2. Design and Construction Requirements

  • Truss Design:
    • Trusses must be designed by a registered design professional or in accordance with approved standards (e.g., TPI 1 - National Design Standard for Metal Plate Connected Wood Truss Construction).
    • Truss design drawings must be provided and must include:
      • Truss profile and dimensions
      • Required bearing locations and reactions
      • Required bracing locations and details
      • Connection details
      • Design loads (dead, live, snow, wind, seismic)
      • Lumber sizes and grades
      • Metal plate connector sizes and gauges
    • Trusses must be designed for the specific building geometry and load conditions.
  • Truss Spacing:
    • Maximum truss spacing is typically 24" on center for most applications.
    • Closer spacing (16" or 19.2") may be required for:
      • Heavy roofing materials (tile, slate)
      • High snow or wind loads
      • Long spans
      • Special truss types (e.g., attic trusses)
    • Bearing and Support:
      • Trusses must bear on walls or beams designed to support the truss reactions.
      • Bearing length must be at least 3.5" for most applications.
      • Trusses must be properly anchored to resist uplift and lateral forces.
      • Hurricane ties or other approved connectors must be used in high-wind areas.
    • Bracing:
      • Permanent bracing must be installed in accordance with the truss design drawings.
      • Temporary bracing must be installed during construction to prevent truss collapse.
      • Bracing must be designed to resist:
        • Lateral loads (wind, seismic)
        • Buckling of compression web members
        • Lateral torsional buckling of chords
      • Fire Resistance:
        • Trusses must meet minimum fire resistance ratings based on building type and occupancy.
        • For one- and two-family dwellings, trusses typically require no additional fire protection.
        • For commercial buildings, fire-resistant treatments or coverings may be required.
        • Fire blocking must be installed in accordance with code requirements.
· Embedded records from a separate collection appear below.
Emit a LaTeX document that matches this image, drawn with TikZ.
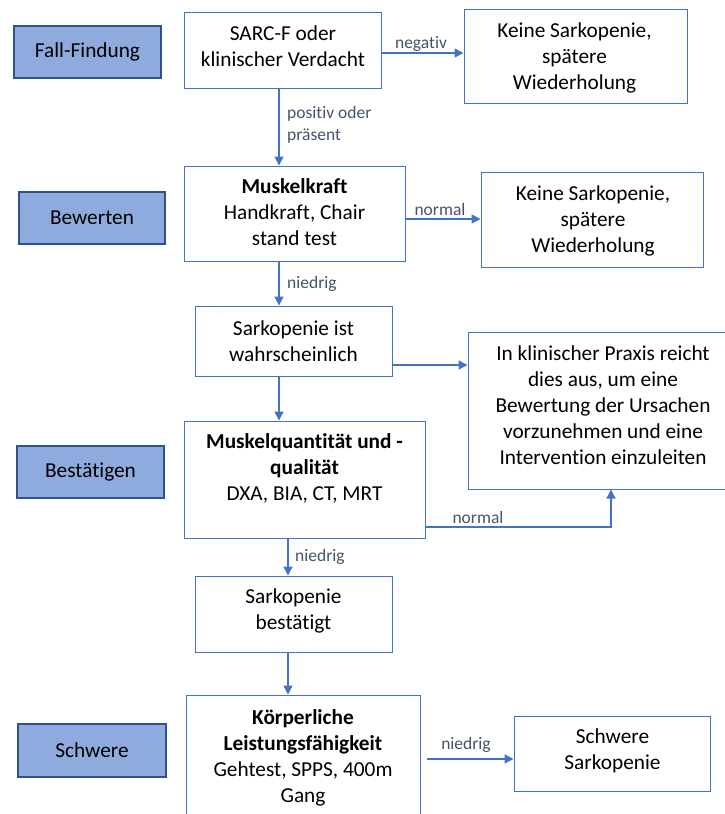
\documentclass[tikz,border=0pt]{standalone}
\usepackage{fontspec}
\setmainfont{Carlito}[Ligatures=NoCommon]
\usetikzlibrary{arrows.meta}
\definecolor{conn}{HTML}{4472C4}
\definecolor{boxb}{HTML}{4472C4}
\definecolor{lfill}{HTML}{8FAADC}
\definecolor{ldraw}{HTML}{2F528F}
\definecolor{lbl}{HTML}{44546A}
\tikzset{
  mbox/.style={draw=boxb, line width=1pt, inner sep=0pt},
  side/.style={draw=ldraw, fill=lfill, line width=1.2pt, inner sep=0pt,
    minimum width=147pt, minimum height=52pt, font=\fontsize{21.3}{26}\selectfont},
  txt/.style={align=center, inner sep=0pt, font=\fontsize{21.3}{26}\selectfont},
  lab/.style={text=lbl, inner sep=0pt, font=\fontsize{17.5}{22}\selectfont},
  arr/.style={draw=conn, line width=1.3pt, -{Triangle[length=9pt,width=9pt]}}
}
\begin{document}
\begin{tikzpicture}[x=1pt,y=-1pt]
\useasboundingbox (0,0) rectangle (724,814);
\fill[white] (0,0) rectangle (724,814);

% left stage boxes
\node[side] (ff) at (87.5,52) {Fall-Findung};
\node[side, minimum width=146pt] (bw) at (92,218) {Bewerten};
\node[side] (bs) at (90.5,472) {Bestätigen};
\node[side, minimum width=148pt, minimum height=53pt] (sw) at (92,750.5) {Schwere};

% main boxes
\node[mbox, minimum width=197pt, minimum height=76pt] (sarc) at (282.5,50) {};
\node[txt] (sarct) at (283,46.5) {SARC-F oder\\klinischer Verdacht};

\node[mbox, minimum width=223pt, minimum height=94pt] (keine1) at (575.5,56) {};
\node[txt] (keine1t) at (574.5,58) {Keine Sarkopenie,\\spätere\\Wiederholung};

\node[mbox, minimum width=221pt, minimum height=95pt] (mk) at (294.5,213.5) {};
\node[txt] (mkt) at (294.5,212) {\textbf{Muskelkraft}\\Handkraft, Chair\\stand test};

\node[mbox, minimum width=222pt, minimum height=95pt] (keine2) at (592,219.5) {};
\node[txt] (keine2t) at (593,220.5) {Keine Sarkopenie,\\spätere\\Wiederholung};

\node[mbox, minimum width=197pt, minimum height=70pt] (wahr) at (293.5,341) {};
\node[txt] (wahrt) at (293.5,341) {Sarkopenie ist\\wahrscheinlich};

\node[mbox, minimum width=270pt, minimum height=157pt] (praxis) at (603,410.5) {};
\node[txt] (praxist) at (603,405) {In klinischer Praxis reicht\\dies aus, um eine\\Bewertung der Ursachen\\vorzunehmen und eine\\Intervention einzuleiten};

\node[mbox, minimum width=241pt, minimum height=117pt] (mq) at (304.5,479.5) {};
\node[txt] (mqt) at (304.5,468) {\textbf{Muskelquantität und -}\\\textbf{qualität}\\DXA, BIA, CT, MRT};

\node[mbox, minimum width=197pt, minimum height=76pt] (best) at (293.5,614) {};
\node[txt] (bestt) at (293.5,611) {Sarkopenie\\bestätigt};

\node[mbox, minimum width=234pt, minimum height=127pt] (kl) at (303,758.5) {};
\node[txt] (klt) at (303,758) {\textbf{Körperliche}\\\textbf{Leistungsfähigkeit}\\Gehtest, SPPS, 400m\\Gang};

\node[mbox, minimum width=196pt, minimum height=75pt] (ss) at (612,753.5) {};
\node[txt] (sst) at (612.5,751) {Schwere\\Sarkopenie};

% helper coordinates
\coordinate (xa) at (279,0);
\coordinate (xb) at (288,0);
\coordinate (xc) at (611,0);
\coordinate (ya) at (0,53);
\coordinate (yb) at (0,219);
\coordinate (yc) at (0,365);
\coordinate (yd) at (0,527);
\coordinate (ye) at (0,759);

% connectors
\draw[arr] (sarc.south -| xa) -- (mk.north -| xa);
\draw[arr] (sarc.east |- ya) -- (keine1.west |- ya);
\draw[arr] (mk.east |- yb) -- (keine2.west |- yb);
\draw[arr] (mk.south -| xa) -- (wahr.north -| xa);
\draw[arr] (wahr.east |- yc) -- (praxis.west |- yc);
\draw[arr] (wahr.south -| xa) -- (mq.north -| xa);
\draw[arr] (mq.east |- yd) -| (praxis.south -| xc);
\draw[arr] (mq.south -| xb) -- (best.north -| xb);
\draw[arr] (best.south -| xb) -- (kl.north -| xb);
\draw[arr, shorten <=6pt] (kl.east |- ye) -- (ss.west |- ye);

% connector labels
\node[lab, align=left, anchor=west] (l1) at (287,124.6) {positiv oder\\präsent};
\node[lab, anchor=base] (l2) at (421,48.5) {negativ};
\node[lab, anchor=base] (l3) at (440,215.5) {normal};
\node[lab, anchor=base west] (l4) at (287,288) {niedrig};
\node[lab, anchor=base] (l5) at (478,523) {normal};
\node[lab, anchor=base west] (l6) at (295,561) {niedrig};
\node[lab, anchor=base] (l7) at (466,749) {niedrig};
\end{tikzpicture}
\end{document}
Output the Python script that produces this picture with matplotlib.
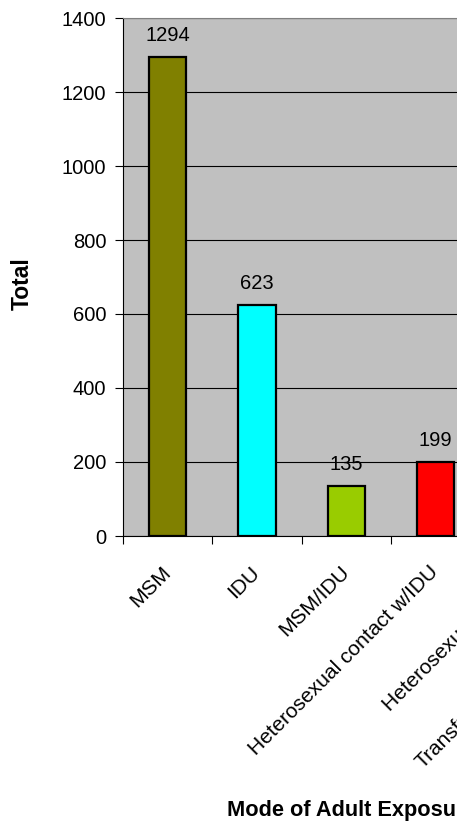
import matplotlib
matplotlib.use("Agg")
import matplotlib.pyplot as plt

plt.rcParams['font.family'] = ['Liberation Sans', 'DejaVu Sans']

# data (the chart is cut off at the right edge, last two values are guesses)
categories = ["MSM", "IDU", "MSM/IDU", "Heterosexual contact w/IDU",
              "Heterosexual contact", "Transfusion/Hemophilia/Other"]
totals = [1294, 623, 135, 199, 150, 10]
colors = ["#808000", "#00FFFF", "#99CC00", "#FF0000", "#FFFF00", "#993366"]
yticks = [0, 200, 400, 600, 800, 1000, 1200, 1400]

fig = plt.figure(figsize=(4.57, 8.25), dpi=100)
# axes runs past the right edge on purpose (reference is cropped)
ax = fig.add_axes([123/457, 1 - 536/825, 536/457, 518/825])
ax.set_facecolor("#C0C0C0")

x = list(range(len(categories)))
ax.bar(x, totals, width=0.42, color=colors, edgecolor="black", linewidth=1.6, zorder=3)

for xi, v in zip(x, totals):
    ax.annotate(str(v), (xi, v), xytext=(0, 9), textcoords="offset points",
                ha="center", va="bottom", fontsize=14.5, zorder=4)

ax.set_xlim(-0.5, len(categories) - 0.5)
ax.set_ylim(0, 1400)
ax.set_yticks(yticks)
ax.yaxis.grid(True, color="black", linewidth=0.8, zorder=1)
ax.tick_params(axis="y", labelsize=14.5, length=6, width=0.8, pad=6)

# category labels between boundary ticks
ax.set_xticks(x)
ax.set_xticklabels(categories, rotation=45, ha="right", va="center",
                   rotation_mode="anchor", fontsize=15)
ax.tick_params(axis="x", which="major", length=0, pad=24)
ax.set_xticks([i - 0.5 for i in range(len(categories) + 1)], minor=True)
ax.tick_params(axis="x", which="minor", length=6, width=0.8)

for s in ["left", "bottom"]:
    ax.spines[s].set_color("black")
    ax.spines[s].set_linewidth(0.8)
ax.spines["top"].set_color("#808080")
ax.spines["right"].set_visible(False)

ax.set_ylabel("Total", fontsize=16.5, fontweight="bold")
ax.yaxis.set_label_coords(-0.166, 0.488)
ax.set_xlabel("Mode of Adult Exposure", fontsize=15.7, fontweight="bold", ha="left")
ax.xaxis.set_label_coords((227 - 123) / 536, -0.51)

fig.savefig("out.png", dpi=100)
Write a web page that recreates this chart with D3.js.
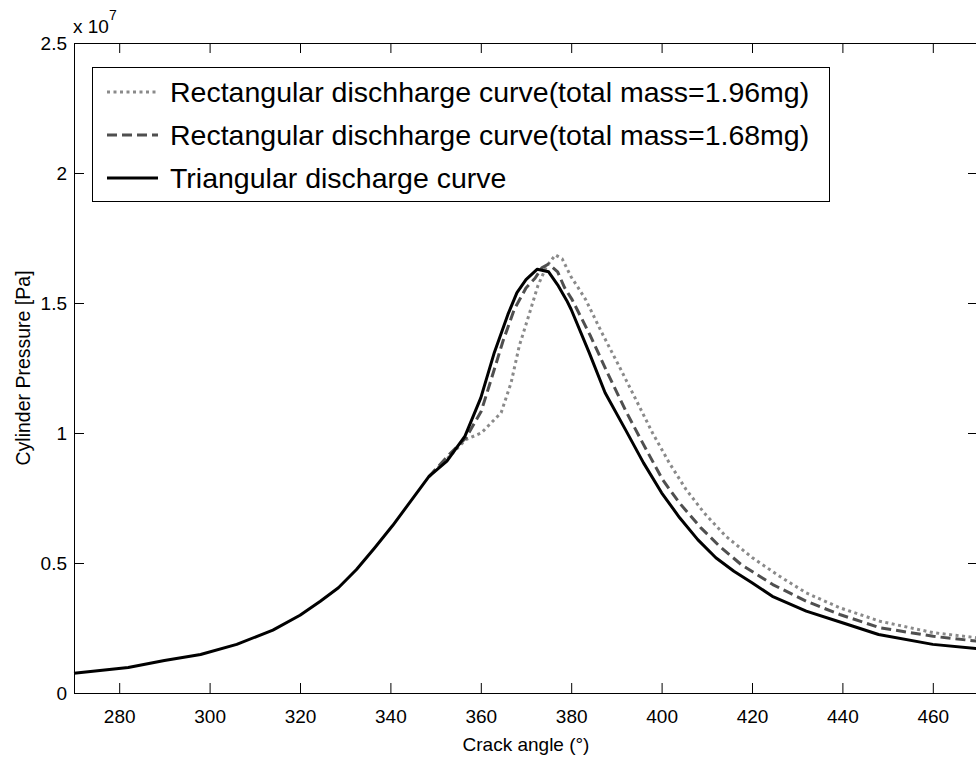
<!DOCTYPE html>
<html>
	<head>
		<title>Cylinder pressure</title>
		<script src="https://d3js.org/d3.v7.min.js"></script>

		<style>
			body {
			  margin: 0;
			  background: #fff;
			}

			text {
			  font-family: "Liberation Sans", Arial, Helvetica, sans-serif;
			  fill: black;
			}

			.axis path, .axis line {
			  stroke: black;
			  stroke-width: 1px;
			}

			.axis text {
			  font-size: 19px;
			}

			.curve {
			  fill: none;
			  stroke-linejoin: round;
			}
		</style>
	</head>

	<body>

		<svg width="976" height="761"></svg>

		<script type="text/javascript">
			// values, pressure in units of 10^7 Pa
			var angleRect196 = [348.5, 352.5, 356.7, 360.1, 364.5, 366.7, 368.5, 370.8, 372.6, 374.5, 376.5, 378, 380, 381.5, 383.2, 386.8, 390.6, 394.3, 398, 401.7, 405.4, 409.4, 414.2, 420.1, 426.1, 432, 439.4, 448.3, 460.1, 470];
			var pressRect196 = [0.832, 0.90, 0.975, 1.0, 1.078, 1.193, 1.334, 1.462, 1.565, 1.64, 1.685, 1.67, 1.6, 1.56, 1.513, 1.385, 1.257, 1.129, 1.0, 0.885, 0.783, 0.693, 0.603, 0.52, 0.449, 0.385, 0.328, 0.276, 0.232, 0.212];

			var angleRect168 = [348.5, 353, 356.7, 360.1, 362.3, 364.9, 367.4, 370, 372, 373.5, 375, 377, 378.5, 380.2, 384.3, 388, 392.1, 395.8, 400.2, 403.9, 408.7, 412.8, 417.6, 424.6, 432, 439.4, 448.3, 460.1, 470];
			var pressRect168 = [0.832, 0.917, 0.981, 1.084, 1.206, 1.353, 1.475, 1.558, 1.595, 1.635, 1.65, 1.62, 1.56, 1.513, 1.372, 1.232, 1.084, 0.962, 0.821, 0.732, 0.635, 0.565, 0.494, 0.417, 0.353, 0.302, 0.251, 0.218, 0.199];

			var angleTri = [270, 282, 290, 298, 306, 314, 320, 324.5, 328.5, 332.5, 336.5, 340.5, 344.5, 348.5, 352.5, 356.5, 360, 363, 366, 368, 370, 372.5, 375, 377, 379, 380, 384, 387.5, 392, 396, 400, 404, 408, 412, 416, 420, 424.5, 432, 440, 448, 460, 470];
			var pressTri = [0.076, 0.098, 0.125, 0.148, 0.187, 0.242, 0.299, 0.353, 0.405, 0.475, 0.558, 0.644, 0.738, 0.832, 0.892, 0.988, 1.135, 1.31, 1.456, 1.54, 1.59, 1.63, 1.62, 1.57, 1.51, 1.475, 1.308, 1.155, 1.013, 0.885, 0.77, 0.674, 0.59, 0.52, 0.468, 0.424, 0.372, 0.315, 0.27, 0.225, 0.187, 0.17];

			var seriesNames = [
			  'Rectangular dischharge curve(total mass=1.96mg)',
			  'Rectangular dischharge curve(total mass=1.68mg)',
			  'Triangular discharge curve'
			];

			var xTicks = [280, 300, 320, 340, 360, 380, 400, 420, 440, 460];
			var yTicks = [0, 0.5, 1, 1.5, 2, 2.5];
			var yTickLabels = ['0', '0.5', '1', '1.5', '2', '2.5'];

			// plot box (top would clash with window.top)
			var boxL = 74, boxR = 978, boxT = 43, boxB = 693;

			var x = d3.scaleLinear().domain([270, 470]).range([boxL, boxR]);
			var y = d3.scaleLinear().domain([0, 2.5]).range([boxB, boxT]);

			var svg = d3.select('svg');

			var series = [
			  {name: seriesNames[0], angle: angleRect196, p: pressRect196, color: '#8a8a8a', width: 3, dash: '3,3.5'},
			  {name: seriesNames[1], angle: angleRect168, p: pressRect168, color: '#4f4f4f', width: 3, dash: '10,5'},
			  {name: seriesNames[2], angle: angleTri, p: pressTri, color: '#000', width: 3, dash: null}
			];

			var line = d3.line()
			  .x(function(d) { return x(d[0]); })
			  .y(function(d) { return y(d[1]); });

			svg.append('g').selectAll('path')
			  .data(series)
			  .enter()
			  .append('path')
			  .classed('curve', true)
			  .attr('stroke', function(d) { return d.color; })
			  .attr('stroke-width', function(d) { return d.width; })
			  .attr('stroke-dasharray', function(d) { return d.dash; })
			  .attr('d', function(d) {
			    return line(d.angle.map(function(a, i) { return [a, d.p[i]]; }));
			  });

			// axes, ticks point inward on all four sides
			svg.append('g')
			  .attr('class', 'axis')
			  .attr('transform', 'translate(0,' + boxB + ')')
			  .call(d3.axisBottom(x).tickValues(xTicks).tickSizeInner(-10).tickSizeOuter(0).tickPadding(17));

			svg.append('g')
			  .attr('class', 'axis')
			  .attr('transform', 'translate(0,' + boxT + ')')
			  .call(d3.axisTop(x).tickValues(xTicks).tickSizeInner(-10).tickSizeOuter(0).tickFormat(''));

			svg.append('g')
			  .attr('class', 'axis')
			  .attr('transform', 'translate(' + boxL + ',0)')
			  .call(d3.axisLeft(y).tickValues(yTicks).tickSizeInner(-10).tickSizeOuter(0).tickPadding(7)
			    .tickFormat(function(d, i) { return yTickLabels[i]; }));

			svg.append('g')
			  .attr('class', 'axis')
			  .attr('transform', 'translate(' + boxR + ',0)')
			  .call(d3.axisRight(y).tickValues(yTicks).tickSizeInner(-10).tickSizeOuter(0).tickFormat(''));

			svg.selectAll('.axis .domain').attr('shape-rendering', 'crispEdges');

			// exponent label
			var expo = svg.append('text')
			  .attr('x', 73)
			  .attr('y', 33)
			  .style('font-size', '19px');
			expo.append('tspan').text('x 10');
			expo.append('tspan').attr('dy', -13).style('font-size', '14px').text('7');

			svg.append('text')
			  .attr('x', (boxL + boxR) / 2)
			  .attr('y', 751)
			  .attr('text-anchor', 'middle')
			  .style('font-size', '19px')
			  .text('Crack angle (°)');

			svg.append('text')
			  .attr('transform', 'translate(30,' + y(1.25) + ') rotate(-90)')
			  .attr('text-anchor', 'middle')
			  .style('font-size', '19.5px')
			  .text('Cylinder Pressure [Pa]');

			// legend
			var legend = svg.append('g');
			legend.append('rect')
			  .attr('x', 92.5)
			  .attr('y', 67.5)
			  .attr('width', 737)
			  .attr('height', 134)
			  .attr('fill', 'white')
			  .attr('stroke', 'black')
			  .attr('stroke-width', 1);

			var rows = legend.selectAll('g.row')
			  .data(series)
			  .enter()
			  .append('g')
			  .attr('class', 'row')
			  .attr('transform', function(d, i) { return 'translate(0,' + (92 + i * 43) + ')'; });

			rows.append('line')
			  .attr('x1', 107)
			  .attr('x2', 158)
			  .attr('stroke', function(d) { return d.color; })
			  .attr('stroke-width', function(d) { return d.width; })
			  .attr('stroke-dasharray', function(d) { return d.dash; });

			rows.append('text')
			  .attr('x', 170)
			  .attr('dy', '0.36em')
			  .style('font-size', '28.5px')
			  .text(function(d) { return d.name; });
		</script>

	</body>
</html>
      3. Inspection Requirements

      • Pre-Installation:
        • Truss design drawings must be approved by the building department before installation.
        • Trusses must be inspected upon delivery to ensure they match the approved drawings.
      • During Installation:
        • Temporary bracing must be inspected before workers are allowed on the trusses.
        • Permanent bracing must be inspected as it's installed.
        • Connections must be inspected to ensure they match the design drawings.
      • Final Inspection:
        • A final framing inspection is required before covering the trusses with roof decking.
        • The inspector will verify:
          • Truss spacing and alignment
          • Proper bearing and connections
          • Adequate bracing
          • Compliance with approved drawings

        4. Special Considerations

        • High-Wind Areas:
          • Additional fasteners and hurricane ties may be required.
          • Enhanced bracing and connection details.
          • Impact-resistant roofing materials may be required in some coastal areas.
        • Seismic Zones:
          • Special seismic bracing and connection details.
          • Enhanced load paths to transfer seismic forces to the foundation.
          • Ductility requirements for connections.
        • Cold Climates:
          • Higher snow load requirements.
          • Considerations for ice dams and thermal bridging.
          • Provisions for proper attic ventilation to prevent condensation.
        • Hot Climates:
          • Considerations for thermal expansion and contraction.
          • Proper attic ventilation to reduce heat buildup.
          • Radiant barrier requirements in some areas.

        How to Ensure Code Compliance

        1. Work with Professionals:
          • Hire a licensed structural engineer to design your trusses, especially for complex projects.
          • Use a reputable truss manufacturer that follows industry standards.
          • Work with a contractor familiar with local building codes.
        2. Submit Proper Documentation:
          • Provide complete truss design drawings with your building permit application.
          • Include all required calculations and specifications.
          • Ensure drawings are stamped by a registered design professional if required.
        3. Follow Approved Plans:
          • Install trusses exactly as shown on the approved drawings.
          • Do not modify trusses on-site without approval from the designer.
          • Use the specified materials and connection methods.
        4. Schedule Inspections:
          • Contact your local building department to schedule required inspections.
          • Do not cover trusses with roof decking until the framing inspection is approved.
          • Keep a copy of all inspection reports for your records.
        5. Stay Informed:
          • Familiarize yourself with the building codes applicable to your project.
          • Attend pre-construction meetings with the building department if available.
          • Consult the International Code Council website (www.iccsafe.org) for code resources.

        Common Code Violations to Avoid

        • Missing or Inadequate Bracing: One of the most common violations. Temporary bracing is not sufficient - permanent bracing must be installed as per the design.
        • Improper Bearings: Trusses not bearing on adequate supports or with insufficient bearing length.
        • Unapproved Modifications: Cutting, notching, or drilling trusses without approval from the designer.
        • Incorrect Spacing: Trusses installed at wider spacing than allowed by code or the design.
        • Missing Connections: Failure to install required hurricane ties, hold-downs, or other connectors.
        • Inadequate Load Paths: Missing or improper connections that don't provide a continuous load path to the foundation.
        • Missing Fire Blocking: Failure to install required fire blocking in truss assemblies.
        • Improper Storage: Storing trusses in a manner that causes warping or damage before installation.

        Remember: Building codes are minimum requirements. In many cases, exceeding code requirements can provide additional safety and performance benefits. When in doubt, consult with a professional or your local building department.